Following this idea here, I'm trying to find the fastest way to check for multiple occurrences of a word in the clipboard. In fact, you can reduce this task to finding a second occurrence of any word. This will already make a careful checking of the clipboard content (e..g. a translated sentence) necessary.
Clipboard contains one of these three example lines:
Macro gives either a warning when a word is found several times in (a sentence on) the clipboard or even displays a message/sticky note indicating the word in bold.
How about this approach?
Save the clipboard content in oldClip.
Determine the first word, via a regular expression looking for word boundaries or white spaces. (Or is there a concept of a word in Keyboard Maestro that I can use?) Assign the word to variable findWord
Calculate the length of variable findWord as lengthWord.
Replace all occurrences of findWord in the clipboard with nothing.
Calculate the length of the clipboard: if the length of the clipboard is shorter than oldClip minus lengthWord, then several occurrences were found.
Display a warning.
Determine the second word and check for multiple occurrence.
I'm not sure how it handles case, and it bases words just around \w+ which is pretty basic (for example isn’t is two words). But it's perhaps a way to get started.
Here's another possible method I happened to come up with independently of @peternlewis's macro (though I'm glad to see there are some close similarities; perhaps a sign that great minds really do think alike? ):
(my regex is a tad more complex, perhaps unnecessarily so, but it does handle words with apostrophes like "isn't" "can't" and so on, so at least it has that going for it )

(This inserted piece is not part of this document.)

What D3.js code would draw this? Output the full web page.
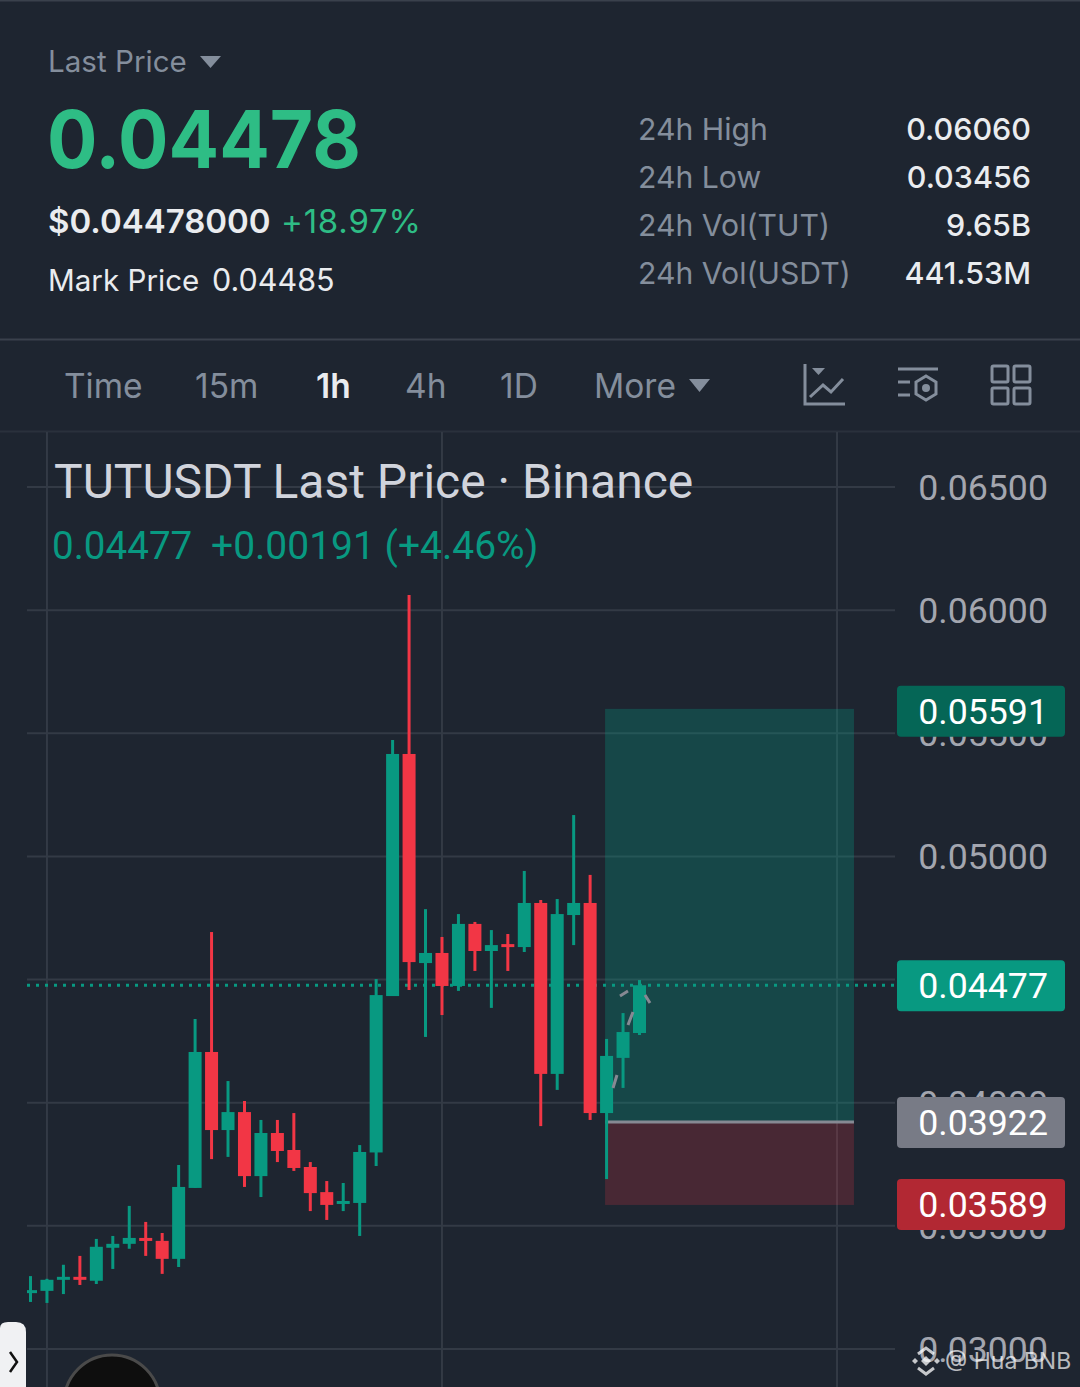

The route I decided to go with is to list all words that occur twice or more and exactly how many times they occur. When run on the example text given, it produces this:
The obvious downside with this approach is that it also shows words that must necessarily be repeated often within a given text (like "the" "it" "this" and so on) but at least it should suffice for finding multiply occurring words for now. If displaying common words like the examples just given too often becomes a problem, it can be modified fairly easily to include a blacklist of sorts so it doesn't include specified common words.
Please download the macro again (-> v1.1). I fixed a bug (variable was not reset) and set the minimum word length to 3 chars. (You can adjust this in the regex.)
Thank you all for your kind answers! I've decided to work with Peter's solution.
I'm trying to expand the macro with two features:
Ignore words on a list with words to ignore
Surround all duplicates on the clipboard with a string to mark them (or even better: make them bold on the clipboard) and then display the original sentence with the duplicates marked.
I've now defined one word ('to') to ignore, but I'd like to list these words in a file (each word on a line). I've tried and tried but cannot get it working. I'd really appreciate a pointer here, where and how to insert the command(s) to check for words in a file like words_to_ignore.txt.